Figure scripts
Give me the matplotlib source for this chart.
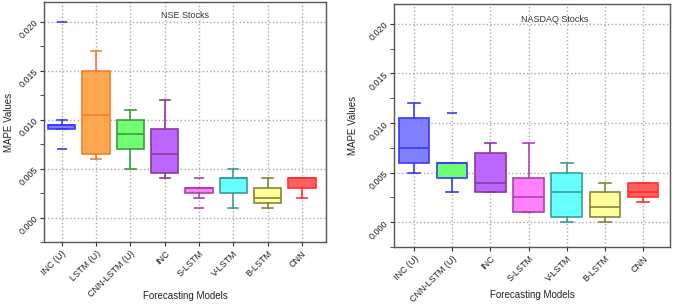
import matplotlib
matplotlib.use("Agg")
import matplotlib.pyplot as plt
from matplotlib.ticker import MultipleLocator

plt.rcParams['font.family'] = ['Liberation Sans', 'DejaVu Sans']

# NSE stocks
nse_models = ['INC (U)', 'LSTM (U)', 'CNN-LSTM (U)', 'INC', 'S-LSTM', 'V-LSTM', 'B-LSTM', 'CNN']
nse_q1 = [0.009, 0.0065, 0.007, 0.0045, 0.0025, 0.0025, 0.0015, 0.003]
nse_med = [0.0095, 0.0105, 0.0085, 0.0065, 0.003, 0.004, 0.002, 0.004]
nse_q3 = [0.0095, 0.015, 0.010, 0.009, 0.003, 0.004, 0.003, 0.004]
nse_lo = [0.009, 0.006, 0.005, 0.004, 0.002, 0.001, 0.001, 0.002]
nse_hi = [0.010, 0.017, 0.011, 0.012, 0.003, 0.005, 0.004, 0.004]
nse_fliers = [[0.007, 0.020], [], [], [], [0.001, 0.004], [], [], []]

# NASDAQ stocks
nas_models = ['INC (U)', 'CNN-LSTM (U)', 'INC', 'S-LSTM', 'V-LSTM', 'B-LSTM', 'CNN']
nas_q1 = [0.006, 0.0045, 0.003, 0.001, 0.0005, 0.0005, 0.0025]
nas_med = [0.0075, 0.006, 0.004, 0.0025, 0.003, 0.0015, 0.003]
nas_q3 = [0.0105, 0.006, 0.007, 0.0045, 0.005, 0.003, 0.004]
nas_lo = [0.005, 0.003, 0.003, 0.001, 0.0, 0.0, 0.002]
nas_hi = [0.012, 0.006, 0.008, 0.008, 0.006, 0.004, 0.004]
nas_fliers = [[], [0.011], [], [], [], [], []]

fill = {'INC (U)': '#8080ff', 'LSTM (U)': '#ffa852', 'CNN-LSTM (U)': '#70ff70', 'INC': '#bb66ff',
        'S-LSTM': '#ff80ff', 'V-LSTM': '#66ffff', 'B-LSTM': '#ffff99', 'CNN': '#ff6060'}
edge = {'INC (U)': '#3a3aff', 'LSTM (U)': '#ff7a2a', 'CNN-LSTM (U)': '#3f9a3f', 'INC': '#8a3a9a',
        'S-LSTM': '#a845a8', 'V-LSTM': '#3f9a9a', 'B-LSTM': '#85853a', 'CNN': '#ff3030'}
nas_edge = dict(edge)
nas_edge['CNN-LSTM (U)'] = '#3a3aff'

FS = 6.5


def draw(ax, models, q1, med, q3, lo, hi, fl, edges, title, tx, ty, ylab_x, xlab_y):
    for i, m in enumerate(models):
        st = [dict(q1=q1[i], med=med[i], q3=q3[i], whislo=lo[i], whishi=hi[i], fliers=fl[i])]
        c = edges[m]
        ax.bxp(st, positions=[i], widths=0.8, capwidths=0.3, patch_artist=True,
               boxprops=dict(facecolor=fill[m], edgecolor=c, linewidth=1.2),
               medianprops=dict(color=c, linewidth=1.2),
               whiskerprops=dict(color=c, linewidth=1.2),
               capprops=dict(color=c, linewidth=1.2),
               flierprops=dict(marker='_', markeredgecolor=c, markersize=7, markeredgewidth=1.2),
               zorder=3)
    ax.set_xticks(range(len(models)))
    ax.set_xticklabels(models, rotation=45, ha='right', rotation_mode='anchor', fontsize=FS)
    ax.set_xlim(-0.52, len(models) - 0.3)
    ax.set_ylim(-0.0025, 0.022)
    ax.yaxis.set_major_locator(MultipleLocator(0.005))
    ax.yaxis.set_minor_locator(MultipleLocator(0.0025))
    ax.set_yticks([0.0, 0.005, 0.010, 0.015, 0.020])
    ax.set_yticklabels(['0.000', '0.005', '0.010', '0.015', '0.020'], rotation=45, fontsize=FS,
                       ha='right', va='center', rotation_mode='anchor')
    ax.grid(True, which='major', linestyle=':', color='#aaaaaa', linewidth=1.0)
    ax.set_axisbelow(True)
    for s in ax.spines.values():
        s.set_color('#555555')
        s.set_linewidth(1.0)
    ax.tick_params(axis='both', which='both', direction='out', color='#333333', length=3,
                   pad=2, top=False, right=False, labelcolor='#222222')
    ax.set_ylabel('MAPE Values', fontsize=FS + 0.5, va='center', color='#222222')
    ax.yaxis.set_label_coords(ylab_x, 0.5)
    ax.set_xlabel('Forecasting Models', fontsize=FS + 0.5, va='center', color='#222222')
    ax.xaxis.set_label_coords(0.5, xlab_y)
    ax.text(tx, ty, title, transform=ax.transAxes, ha='center', va='center', fontsize=FS,
            color='#333333')


fig = plt.figure(figsize=(6.76, 3.04), dpi=100)
ax1 = fig.add_axes([0.065, 0.204, 0.417, 0.789])
ax2 = fig.add_axes([0.583, 0.1875, 0.408, 0.7995])

draw(ax1, nse_models, nse_q1, nse_med, nse_q3, nse_lo, nse_hi, nse_fliers, edge,
     'NSE Stocks', 0.5, 0.946, -0.125, -0.225)
draw(ax2, nas_models, nas_q1, nas_med, nas_q3, nas_lo, nas_hi, nas_fliers, nas_edge,
     'NASDAQ Stocks', 0.583, 0.938, -0.15, -0.198)

fig.savefig('out.png', dpi=100)
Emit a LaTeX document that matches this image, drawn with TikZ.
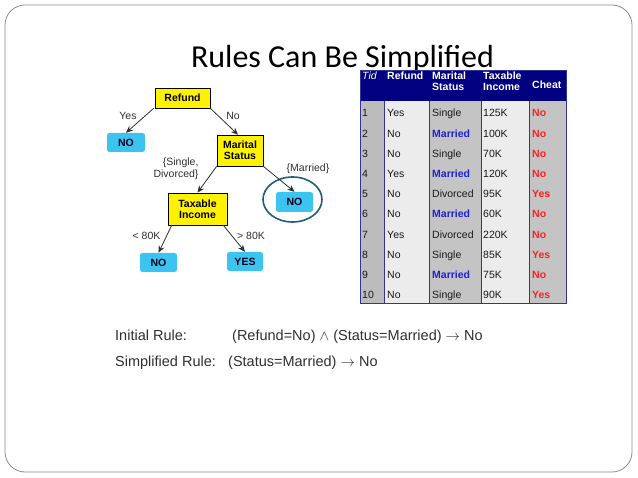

## EXERCISE REQUIREMENTS
Pictures are excluded; copy all other data exactly as shown.

## THE RESPONSE
Give me the matplotlib source for this chart.
import matplotlib
matplotlib.use("Agg")
import matplotlib.pyplot as plt
from matplotlib.ticker import MultipleLocator

plt.rcParams['font.family'] = ['Liberation Sans', 'DejaVu Sans']

# NSE stocks
nse_models = ['INC (U)', 'LSTM (U)', 'CNN-LSTM (U)', 'INC', 'S-LSTM', 'V-LSTM', 'B-LSTM', 'CNN']
nse_q1 = [0.009, 0.0065, 0.007, 0.0045, 0.0025, 0.0025, 0.0015, 0.003]
nse_med = [0.0095, 0.0105, 0.0085, 0.0065, 0.003, 0.004, 0.002, 0.004]
nse_q3 = [0.0095, 0.015, 0.010, 0.009, 0.003, 0.004, 0.003, 0.004]
nse_lo = [0.009, 0.006, 0.005, 0.004, 0.002, 0.001, 0.001, 0.002]
nse_hi = [0.010, 0.017, 0.011, 0.012, 0.003, 0.005, 0.004, 0.004]
nse_fliers = [[0.007, 0.020], [], [], [], [0.001, 0.004], [], [], []]

# NASDAQ stocks
nas_models = ['INC (U)', 'CNN-LSTM (U)', 'INC', 'S-LSTM', 'V-LSTM', 'B-LSTM', 'CNN']
nas_q1 = [0.006, 0.0045, 0.003, 0.001, 0.0005, 0.0005, 0.0025]
nas_med = [0.0075, 0.006, 0.004, 0.0025, 0.003, 0.0015, 0.003]
nas_q3 = [0.0105, 0.006, 0.007, 0.0045, 0.005, 0.003, 0.004]
nas_lo = [0.005, 0.003, 0.003, 0.001, 0.0, 0.0, 0.002]
nas_hi = [0.012, 0.006, 0.008, 0.008, 0.006, 0.004, 0.004]
nas_fliers = [[], [0.011], [], [], [], [], []]

fill = {'INC (U)': '#8080ff', 'LSTM (U)': '#ffa852', 'CNN-LSTM (U)': '#70ff70', 'INC': '#bb66ff',
        'S-LSTM': '#ff80ff', 'V-LSTM': '#66ffff', 'B-LSTM': '#ffff99', 'CNN': '#ff6060'}
edge = {'INC (U)': '#3a3aff', 'LSTM (U)': '#ff7a2a', 'CNN-LSTM (U)': '#3f9a3f', 'INC': '#8a3a9a',
        'S-LSTM': '#a845a8', 'V-LSTM': '#3f9a9a', 'B-LSTM': '#85853a', 'CNN': '#ff3030'}
nas_edge = dict(edge)
nas_edge['CNN-LSTM (U)'] = '#3a3aff'

FS = 6.5


def draw(ax, models, q1, med, q3, lo, hi, fl, edges, title, tx, ty, ylab_x, xlab_y):
    for i, m in enumerate(models):
        st = [dict(q1=q1[i], med=med[i], q3=q3[i], whislo=lo[i], whishi=hi[i], fliers=fl[i])]
        c = edges[m]
        ax.bxp(st, positions=[i], widths=0.8, capwidths=0.3, patch_artist=True,
               boxprops=dict(facecolor=fill[m], edgecolor=c, linewidth=1.2),
               medianprops=dict(color=c, linewidth=1.2),
               whiskerprops=dict(color=c, linewidth=1.2),
               capprops=dict(color=c, linewidth=1.2),
               flierprops=dict(marker='_', markeredgecolor=c, markersize=7, markeredgewidth=1.2),
               zorder=3)
    ax.set_xticks(range(len(models)))
    ax.set_xticklabels(models, rotation=45, ha='right', rotation_mode='anchor', fontsize=FS)
    ax.set_xlim(-0.52, len(models) - 0.3)
    ax.set_ylim(-0.0025, 0.022)
    ax.yaxis.set_major_locator(MultipleLocator(0.005))
    ax.yaxis.set_minor_locator(MultipleLocator(0.0025))
    ax.set_yticks([0.0, 0.005, 0.010, 0.015, 0.020])
    ax.set_yticklabels(['0.000', '0.005', '0.010', '0.015', '0.020'], rotation=45, fontsize=FS,
                       ha='right', va='center', rotation_mode='anchor')
    ax.grid(True, which='major', linestyle=':', color='#aaaaaa', linewidth=1.0)
    ax.set_axisbelow(True)
    for s in ax.spines.values():
        s.set_color('#555555')
        s.set_linewidth(1.0)
    ax.tick_params(axis='both', which='both', direction='out', color='#333333', length=3,
                   pad=2, top=False, right=False, labelcolor='#222222')
    ax.set_ylabel('MAPE Values', fontsize=FS + 0.5, va='center', color='#222222')
    ax.yaxis.set_label_coords(ylab_x, 0.5)
    ax.set_xlabel('Forecasting Models', fontsize=FS + 0.5, va='center', color='#222222')
    ax.xaxis.set_label_coords(0.5, xlab_y)
    ax.text(tx, ty, title, transform=ax.transAxes, ha='center', va='center', fontsize=FS,
            color='#333333')


fig = plt.figure(figsize=(6.76, 3.04), dpi=100)
ax1 = fig.add_axes([0.065, 0.204, 0.417, 0.789])
ax2 = fig.add_axes([0.583, 0.1875, 0.408, 0.7995])

draw(ax1, nse_models, nse_q1, nse_med, nse_q3, nse_lo, nse_hi, nse_fliers, edge,
     'NSE Stocks', 0.5, 0.946, -0.125, -0.225)
draw(ax2, nas_models, nas_q1, nas_med, nas_q3, nas_lo, nas_hi, nas_fliers, nas_edge,
     'NASDAQ Stocks', 0.583, 0.938, -0.15, -0.198)

fig.savefig('out.png', dpi=100)
Emit a LaTeX document that matches this image, drawn with TikZ.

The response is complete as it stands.